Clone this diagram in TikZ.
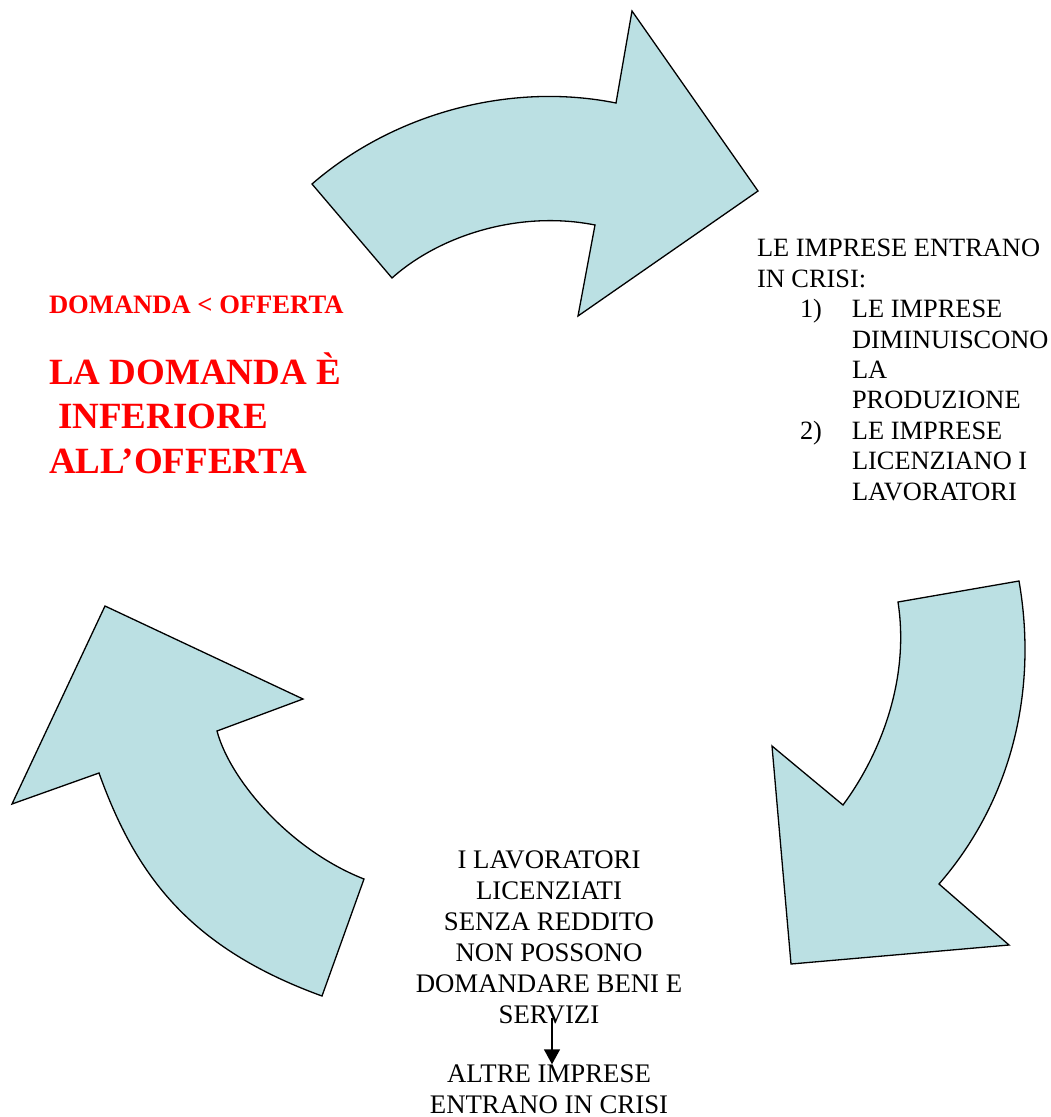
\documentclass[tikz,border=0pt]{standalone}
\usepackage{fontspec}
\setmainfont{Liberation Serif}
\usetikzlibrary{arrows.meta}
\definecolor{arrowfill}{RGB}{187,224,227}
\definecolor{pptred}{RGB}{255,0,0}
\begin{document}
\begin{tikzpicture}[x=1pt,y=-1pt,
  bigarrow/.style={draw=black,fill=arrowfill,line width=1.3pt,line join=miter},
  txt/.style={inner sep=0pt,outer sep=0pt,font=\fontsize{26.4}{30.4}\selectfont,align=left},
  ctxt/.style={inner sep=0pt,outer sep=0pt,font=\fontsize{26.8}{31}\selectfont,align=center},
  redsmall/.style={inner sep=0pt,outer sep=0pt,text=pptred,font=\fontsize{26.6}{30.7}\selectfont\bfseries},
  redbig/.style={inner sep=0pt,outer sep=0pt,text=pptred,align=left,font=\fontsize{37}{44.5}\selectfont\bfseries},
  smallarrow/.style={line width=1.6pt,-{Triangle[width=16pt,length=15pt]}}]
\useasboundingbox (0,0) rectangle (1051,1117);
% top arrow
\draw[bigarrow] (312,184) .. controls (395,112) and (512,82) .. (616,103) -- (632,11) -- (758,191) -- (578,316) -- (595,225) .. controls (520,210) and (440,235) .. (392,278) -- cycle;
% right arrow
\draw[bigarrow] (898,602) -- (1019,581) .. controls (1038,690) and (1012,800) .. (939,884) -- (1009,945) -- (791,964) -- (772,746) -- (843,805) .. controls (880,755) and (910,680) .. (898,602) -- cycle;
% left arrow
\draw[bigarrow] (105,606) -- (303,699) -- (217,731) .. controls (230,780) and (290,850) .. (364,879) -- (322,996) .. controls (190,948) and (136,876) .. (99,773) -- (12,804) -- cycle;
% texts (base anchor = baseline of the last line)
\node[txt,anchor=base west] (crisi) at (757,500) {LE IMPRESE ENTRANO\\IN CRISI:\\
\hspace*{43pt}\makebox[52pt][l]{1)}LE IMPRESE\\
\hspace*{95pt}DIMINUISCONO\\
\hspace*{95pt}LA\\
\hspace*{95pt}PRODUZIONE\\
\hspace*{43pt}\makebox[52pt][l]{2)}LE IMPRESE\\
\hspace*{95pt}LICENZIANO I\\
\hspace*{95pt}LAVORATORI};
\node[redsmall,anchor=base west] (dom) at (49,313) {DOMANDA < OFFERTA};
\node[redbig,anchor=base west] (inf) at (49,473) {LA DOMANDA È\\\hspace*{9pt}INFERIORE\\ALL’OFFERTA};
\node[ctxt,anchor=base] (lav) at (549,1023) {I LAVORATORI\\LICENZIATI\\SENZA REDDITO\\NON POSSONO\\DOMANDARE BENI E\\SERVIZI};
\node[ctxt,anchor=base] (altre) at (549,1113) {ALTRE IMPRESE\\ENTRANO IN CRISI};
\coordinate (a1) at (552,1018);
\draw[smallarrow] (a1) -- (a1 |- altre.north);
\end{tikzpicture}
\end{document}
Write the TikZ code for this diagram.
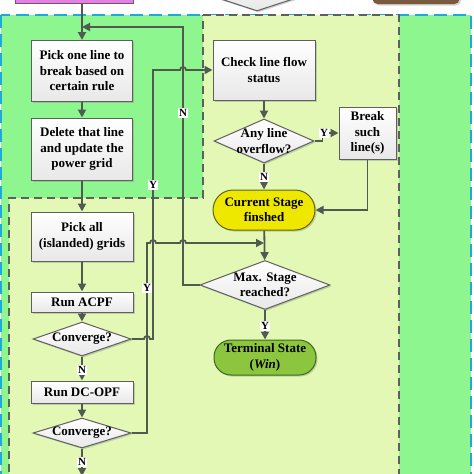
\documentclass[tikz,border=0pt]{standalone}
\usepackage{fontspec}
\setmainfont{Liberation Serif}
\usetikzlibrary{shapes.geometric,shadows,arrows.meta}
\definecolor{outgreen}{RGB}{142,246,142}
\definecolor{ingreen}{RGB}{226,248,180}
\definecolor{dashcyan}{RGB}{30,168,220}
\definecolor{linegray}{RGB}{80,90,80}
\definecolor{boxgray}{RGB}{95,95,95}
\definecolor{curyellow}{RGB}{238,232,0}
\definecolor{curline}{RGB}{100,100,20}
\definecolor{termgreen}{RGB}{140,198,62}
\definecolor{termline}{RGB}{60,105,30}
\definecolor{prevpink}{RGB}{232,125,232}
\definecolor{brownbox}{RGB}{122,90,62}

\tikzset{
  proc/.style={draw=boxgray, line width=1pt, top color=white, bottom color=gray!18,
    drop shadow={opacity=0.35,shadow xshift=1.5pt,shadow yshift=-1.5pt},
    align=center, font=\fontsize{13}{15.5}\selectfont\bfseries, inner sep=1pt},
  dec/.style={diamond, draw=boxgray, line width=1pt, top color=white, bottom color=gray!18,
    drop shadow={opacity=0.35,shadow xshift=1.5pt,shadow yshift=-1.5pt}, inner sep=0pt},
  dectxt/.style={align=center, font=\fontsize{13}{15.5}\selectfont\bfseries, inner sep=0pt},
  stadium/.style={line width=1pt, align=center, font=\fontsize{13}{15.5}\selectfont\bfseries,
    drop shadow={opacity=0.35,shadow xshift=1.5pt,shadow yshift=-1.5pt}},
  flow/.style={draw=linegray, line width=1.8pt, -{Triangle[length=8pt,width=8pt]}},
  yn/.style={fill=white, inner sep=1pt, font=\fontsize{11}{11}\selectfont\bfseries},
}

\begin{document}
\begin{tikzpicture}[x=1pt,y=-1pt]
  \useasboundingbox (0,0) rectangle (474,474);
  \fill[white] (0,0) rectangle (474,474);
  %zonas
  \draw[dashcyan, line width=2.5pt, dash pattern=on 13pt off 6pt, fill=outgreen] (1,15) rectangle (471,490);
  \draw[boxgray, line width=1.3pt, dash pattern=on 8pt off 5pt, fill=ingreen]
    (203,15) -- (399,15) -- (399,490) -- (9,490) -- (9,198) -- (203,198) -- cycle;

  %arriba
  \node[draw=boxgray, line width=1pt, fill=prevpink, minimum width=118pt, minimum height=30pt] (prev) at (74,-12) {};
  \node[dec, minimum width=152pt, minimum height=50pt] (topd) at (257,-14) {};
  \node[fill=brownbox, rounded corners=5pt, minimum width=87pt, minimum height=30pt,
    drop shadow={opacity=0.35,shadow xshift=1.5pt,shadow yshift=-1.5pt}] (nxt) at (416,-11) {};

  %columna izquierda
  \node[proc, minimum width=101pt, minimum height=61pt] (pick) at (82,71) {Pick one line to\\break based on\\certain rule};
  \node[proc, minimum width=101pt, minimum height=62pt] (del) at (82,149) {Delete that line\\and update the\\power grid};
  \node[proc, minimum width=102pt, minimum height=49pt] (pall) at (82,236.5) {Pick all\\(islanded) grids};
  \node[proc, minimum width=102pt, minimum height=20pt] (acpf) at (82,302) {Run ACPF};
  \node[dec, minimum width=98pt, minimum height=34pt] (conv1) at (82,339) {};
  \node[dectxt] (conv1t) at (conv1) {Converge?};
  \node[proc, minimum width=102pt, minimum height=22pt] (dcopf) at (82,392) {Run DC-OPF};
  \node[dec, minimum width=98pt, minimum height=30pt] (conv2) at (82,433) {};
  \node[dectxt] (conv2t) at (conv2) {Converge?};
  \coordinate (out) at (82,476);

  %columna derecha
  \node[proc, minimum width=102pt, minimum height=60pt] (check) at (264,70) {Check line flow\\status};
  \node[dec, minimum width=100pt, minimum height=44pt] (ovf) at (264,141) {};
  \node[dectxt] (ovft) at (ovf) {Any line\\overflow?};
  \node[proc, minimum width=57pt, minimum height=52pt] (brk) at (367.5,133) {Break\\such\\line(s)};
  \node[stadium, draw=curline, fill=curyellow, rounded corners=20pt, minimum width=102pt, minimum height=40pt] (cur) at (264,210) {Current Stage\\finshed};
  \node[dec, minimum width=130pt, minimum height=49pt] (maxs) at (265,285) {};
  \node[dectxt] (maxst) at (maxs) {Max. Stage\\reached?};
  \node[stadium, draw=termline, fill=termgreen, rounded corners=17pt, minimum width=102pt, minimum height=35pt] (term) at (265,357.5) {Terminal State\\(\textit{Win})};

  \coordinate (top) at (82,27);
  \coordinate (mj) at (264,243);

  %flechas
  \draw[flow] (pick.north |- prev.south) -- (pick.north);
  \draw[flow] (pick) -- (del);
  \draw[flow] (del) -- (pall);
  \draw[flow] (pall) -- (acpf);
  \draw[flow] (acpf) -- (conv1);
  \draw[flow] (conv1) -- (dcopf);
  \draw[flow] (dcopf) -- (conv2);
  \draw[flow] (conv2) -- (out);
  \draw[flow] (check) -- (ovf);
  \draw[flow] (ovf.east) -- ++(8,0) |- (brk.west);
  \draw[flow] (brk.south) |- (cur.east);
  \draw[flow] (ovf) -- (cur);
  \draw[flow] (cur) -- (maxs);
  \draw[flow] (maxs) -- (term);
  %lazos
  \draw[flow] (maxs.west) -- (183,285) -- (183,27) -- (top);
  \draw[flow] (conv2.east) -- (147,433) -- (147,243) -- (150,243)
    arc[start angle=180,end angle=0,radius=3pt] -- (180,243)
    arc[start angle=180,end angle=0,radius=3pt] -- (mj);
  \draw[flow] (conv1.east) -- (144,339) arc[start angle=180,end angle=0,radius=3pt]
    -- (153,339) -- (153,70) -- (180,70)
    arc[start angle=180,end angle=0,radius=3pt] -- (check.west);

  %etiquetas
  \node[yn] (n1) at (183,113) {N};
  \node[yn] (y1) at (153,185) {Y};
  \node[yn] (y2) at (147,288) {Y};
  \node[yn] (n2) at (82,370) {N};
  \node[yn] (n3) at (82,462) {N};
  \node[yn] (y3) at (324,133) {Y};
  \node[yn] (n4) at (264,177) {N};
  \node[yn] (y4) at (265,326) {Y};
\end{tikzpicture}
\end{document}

________________________________________

= Instruction =
How many lines in the data contain the string "this"? Respond with the number only.

= Answer below =
2